My plan is to release a new version 12.1.0 in late May or early June.
Thanks @jbathegit!
@DavidHuber-NOAA : what is the status of this issue? Are we waiting for bufr/12.1.0
?
@RussTreadon-NOAA Yes, we are waiting on that version. When it is released, I will test it then ask for it to be installed into spack-stack 1.6.0. This will hopefully be done next month.
Thank you @DavidHuber-NOAA for the update. Good to hear that this issue is still on track. We just need to wait for bufr/12.1.0
.
@CatherineThomas-NOAA : I will add this issue to the GFS v17 milestone for tracking purposes.
BUFR 12.1.0 was released yesterday.
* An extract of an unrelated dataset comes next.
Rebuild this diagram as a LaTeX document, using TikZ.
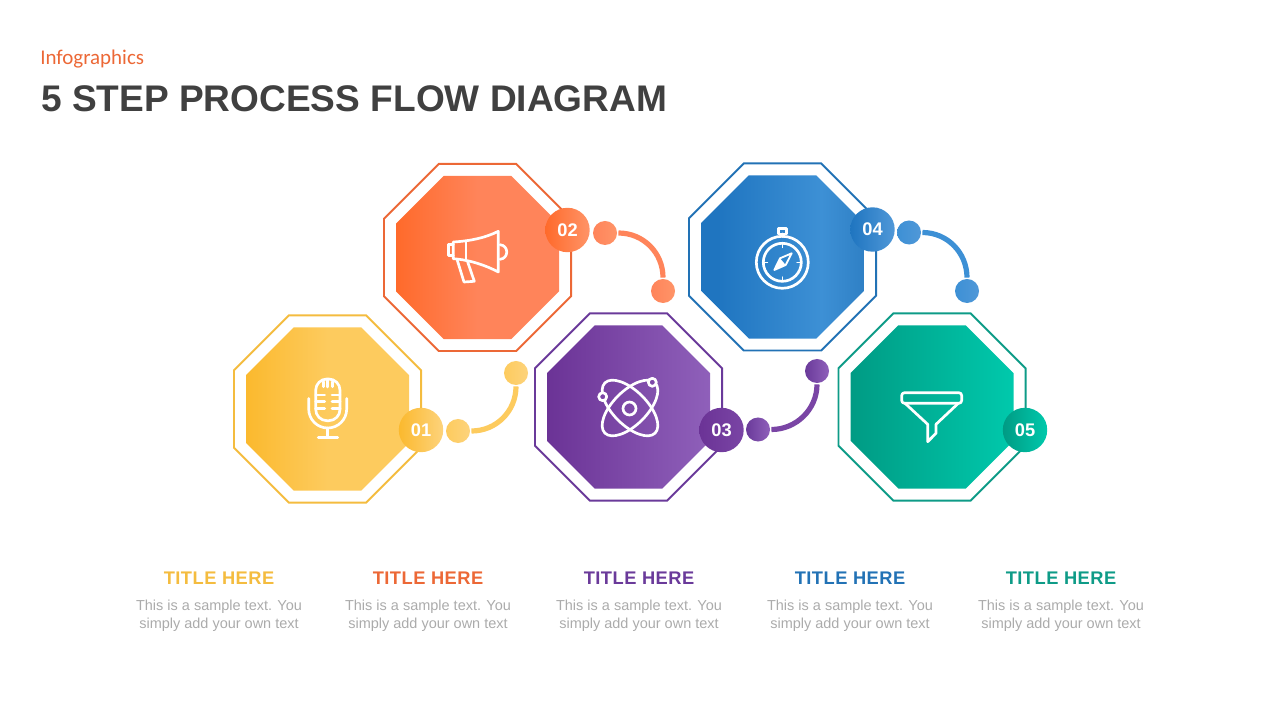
\documentclass[tikz,border=0pt]{standalone}
\usepackage{fontspec}
\setmainfont{Liberation Sans}
\newfontfamily\infofont{Carlito}
\newfontfamily\headfont[LetterSpace=2.6]{Liberation Sans}
\usetikzlibrary{positioning,shapes.geometric}
\definecolor{yelA}{HTML}{FBB92E}
\definecolor{yelB}{HTML}{FDCB5E}
\definecolor{yelC}{HTML}{FDD37C}
\definecolor{yelT}{HTML}{F4BC3F}
\definecolor{orgA}{HTML}{FF6A2B}
\definecolor{orgB}{HTML}{FF845A}
\definecolor{orgC}{HTML}{FF9468}
\definecolor{orgT}{HTML}{EC6836}
\definecolor{purA}{HTML}{6B3396}
\definecolor{purB}{HTML}{8F60BA}
\definecolor{purC}{HTML}{7A45A5}
\definecolor{purT}{HTML}{6A3A9A}
\definecolor{bluA}{HTML}{1F75C0}
\definecolor{bluB}{HTML}{3D90D5}
\definecolor{bluC}{HTML}{5098D8}
\definecolor{bluD}{HTML}{2F80C5}
\definecolor{bluT}{HTML}{2272B5}
\definecolor{grnA}{HTML}{009B84}
\definecolor{grnB}{HTML}{00C9AC}
\definecolor{grnT}{HTML}{0E9B87}
\pgfdeclarehorizontalshading{bluefade}{100bp}{color(0bp)=(bluA); color(30bp)=(bluA); color(62bp)=(bluB); color(75bp)=(bluD); color(100bp)=(bluD)}
\begin{document}
\begin{tikzpicture}[x=0.025cm, y=-0.025cm,
    ring/.style={regular polygon, regular polygon sides=8, inner sep=0pt, minimum size=5.06cm, line width=1.4pt},
    core/.style={regular polygon, regular polygon sides=8, inner sep=0pt, minimum size=4.41cm},
    badge/.style={circle, inner sep=0pt, minimum size=1.11cm, text=white, font=\fontsize{13}{15}\selectfont\bfseries},
    ball/.style={circle, inner sep=0pt, minimum size=0.6cm},
    link/.style={line width=3.7pt, shorten <=0.8pt, shorten >=0.8pt},
    icon/.style={draw=white, line width=1.9pt, line join=round, line cap=round},
    head/.style={font=\fontsize{13}{16}\headfont\bfseries, inner sep=0pt},
    desc/.style={font=\fontsize{10.3}{12.8}\selectfont, text=black!33, align=center, inner sep=0pt}]
    \useasboundingbox (0,0) rectangle (1280,720);

    \node[anchor=base west, inner sep=0pt, text=orgT, font=\fontsize{14.9}{17}\infofont] (kicker) at (40,64.5) {Infographics};
    \node[anchor=base west, inner sep=0pt, text=black!75, font=\fontsize{26.35}{30}\selectfont\bfseries] (title) at (41,112) {5 STEP PROCESS FLOW DIAGRAM};

    \node[ring, draw=yelT] (ring1) at (327.5,409) {};
    \node[ring, draw=orgT] (ring2) at (477.5,257.5) {};
    \node[ring, draw=purT] (ring3) at (628.5,407) {};
    \node[ring, draw=bluT] (ring4) at (782.5,257) {};
    \node[ring, draw=grnT] (ring5) at (932,407) {};

    \node[core, left color=yelA, right color=yelB, middle color=yelB] (core1) at (ring1) {};
    \node[core, left color=orgA, right color=orgB, middle color=orgB] (core2) at (ring2) {};
    \node[core, left color=purA, right color=purB] (core3) at (ring3) {};
    \node[core, shading=bluefade] (core4) at (ring4) {};
    \node[core, left color=grnA, right color=grnB] (core5) at (ring5) {};

    \node[badge, left color=yelA, right color=yelC] (badge1) at (421,430) {01};
    \node[badge, left color=orgA, right color=orgC] (badge2) at (567.5,230) {02};
    \node[badge, left color=purA, right color=purC] (badge3) at (721.5,430) {03};
    \node[badge, left color=bluA, right color=bluC] (badge4) at (872.5,229.5) {04};
    \node[badge, left color=grnA, right color=grnB] (badge5) at (1025,430) {05};

    \node[ball, left color=yelB, right color=yelC] (start1) at (458,431) {};
    \node[ball, left color=yelB, right color=yelC] (end1) at (516,373) {};
    \node[ball, left color=orgB, right color=orgC] (start2) at (605,233) {};
    \node[ball, left color=orgB, right color=orgC] (end2) at (663,291) {};
    \node[ball, left color=purT, right color=purB] (start3) at (758,429.5) {};
    \node[ball, left color=purT, right color=purB] (end3) at (817,371) {};
    \node[ball, left color=bluB, right color=bluC] (start4) at (909,232.5) {};
    \node[ball, left color=bluB, right color=bluC] (end4) at (967,291) {};

    \draw[link, yelB] (start1.east) .. controls +(26,0) and +(0,26) .. (end1.south);
    \draw[link, orgB] (start2.east) .. controls +(26,0) and +(0,-26) .. (end2.north);
    \draw[link, purC] (start3.east) .. controls +(26,0) and +(0,26) .. (end3.south);
    \draw[link, bluB] (start4.east) .. controls +(26,0) and +(0,-26) .. (end4.north);

    \draw[icon, rounded corners=8pt] (315.7,379) rectangle (340,420.7);
    \draw[icon] (315.7,395) -- ++(9,0) (315.7,401.7) -- ++(9,0) (315.7,408.3) -- ++(9,0);
    \draw[icon] (340,395) -- ++(-8,0) (340,401.7) -- ++(-8,0) (340,408.3) -- ++(-8,0);
    \draw[icon] (323.3,381.7) -- ++(0,5) (327.7,380) -- ++(0,7) (332.3,381.7) -- ++(0,5);
    \draw[icon] (308.7,398.5) -- (308.7,409) arc[start angle=180, end angle=0, radius=19] -- (346.7,398.5);
    \draw[icon] (327.7,428) -- (327.7,437.3) (318.3,437.3) -- (337.7,437.3);

    \draw[icon] (453.3,242) .. controls (470,241) and (485,238) .. (498.3,231.3) -- (498.3,272) .. controls (485,265) and (470,260) .. (453.3,258.7) -- cycle;
    \draw[icon] (466,240.8) -- (466,260.3);
    \draw[icon] (453.3,244.7) -- (448.3,244.7) -- (448.3,255.8) -- (453.3,255.8);
    \draw[icon] (457.3,260.3) -- (464,282) -- (474.3,281.3) -- (467.7,262);
    \draw[icon] (500,244.7) .. controls (509,245.5) and (509,258.5) .. (500,259.3);

    \draw[icon] (629.5,408.5) circle[radius=6.5];
    \draw[icon, rotate around={45:(630,408)}] (630,408) ellipse[x radius=35.5, y radius=17];
    \draw[icon, rotate around={-45:(630,408)}] (630,408) ellipse[x radius=35.5, y radius=17];
    \draw[icon, fill=purC] (602.7,396.7) circle[radius=4];
    \draw[icon, fill=purC!80!purB] (652.3,382.3) circle[radius=4];

    \draw[icon] (782.3,262.3) circle[radius=26] (782.3,262.3) circle[radius=19];
    \draw[icon] (778.3,228.3) rectangle (786.7,234) (782.3,234) -- (782.3,236.5);
    \draw[icon, line width=1pt] (782.3,244) -- ++(0,3.5) (782.3,280.5) -- ++(0,-3.5) (764,262.3) -- ++(3.5,0) (800.5,262.3) -- ++(-3.5,0);
    \draw[icon, line width=1.3pt] (791.7,253.3) -- (780,258.3) -- (774.3,270) -- (785.7,265) -- cycle;
    \fill[white] (780,258.3) -- (774.3,270) -- (785.7,265) -- cycle;

    \draw[icon, rounded corners=2pt] (901.7,392.7) rectangle (961.7,403.3);
    \draw[icon] (905,403.3) -- (927.7,424.3) -- (927.7,441.7) -- (936,433.3) -- (936,424.3) -- (958.3,403.3);

    \node[head, text=yelT] (head1) at (219,578) {TITLE HERE};
    \node[head, text=orgT] (head2) at (428,578) {TITLE HERE};
    \node[head, text=purT] (head3) at (639,578) {TITLE HERE};
    \node[head, text=bluT] (head4) at (850,578) {TITLE HERE};
    \node[head, text=grnT] (head5) at (1061,578) {TITLE HERE};

    \node[desc, below=10.6pt of head1] (desc1) {This is a sample text. You\\simply add your own text};
    \node[desc, below=10.6pt of head2] (desc2) {This is a sample text. You\\simply add your own text};
    \node[desc, below=10.6pt of head3] (desc3) {This is a sample text. You\\simply add your own text};
    \node[desc, below=10.6pt of head4] (desc4) {This is a sample text. You\\simply add your own text};
    \node[desc, below=10.6pt of head5] (desc5) {This is a sample text. You\\simply add your own text};
\end{tikzpicture}
\end{document}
A request to include it in the next version of spack-stack and have it installed on WCOSS2 is open https://github.com/JCSDA/spack-stack/issues/1194.
@DavidHuber-NOAA , what is the status of this issue?
BUFR 12.1.0 is being rolled out with spack-stack 1.8.0. The release candidate has been installed on Hera and official installations will be rolled out soon. I will be performing the upgrade over the next 4 weeks (hopefully sooner).
Excellent! Thank you @DavidHuber-NOAA for your diligence in upgrading GSI to bufr/12
.
A new major version of BUFR is available (version 12) and will be the default version available in spack-stack. Though version 11.7.0 can be installed on top of existing stacks, an upgrade to version 12 should be pursued. BUFR 12 installs just the BUFR_4 library. Switching to this version simply requires updating src/gsi/CMAKELISTS.txt. Additionally, the
ufbqcd
subroutine, which is used by read_prepbufr.f90 here and here, takes an integer array for the virtual temperature flag (vtcd
) in BUFR 12, as opposed to a floating point array in previous versions, and thus requires updates to these parameters in read_prepbufr.f90.Some work was performed in #589 to test BUFR 12 which showed that there is some slow down using version 12.0.0 (20-40s (~5-10%) increase for the
global_3dvar
andglobal_4denvar
test cases). This should be investigated to determine if the time difference is acceptable and, if not, work with @jbathegit and @jack-woollen to see if optimizations can be made to the library.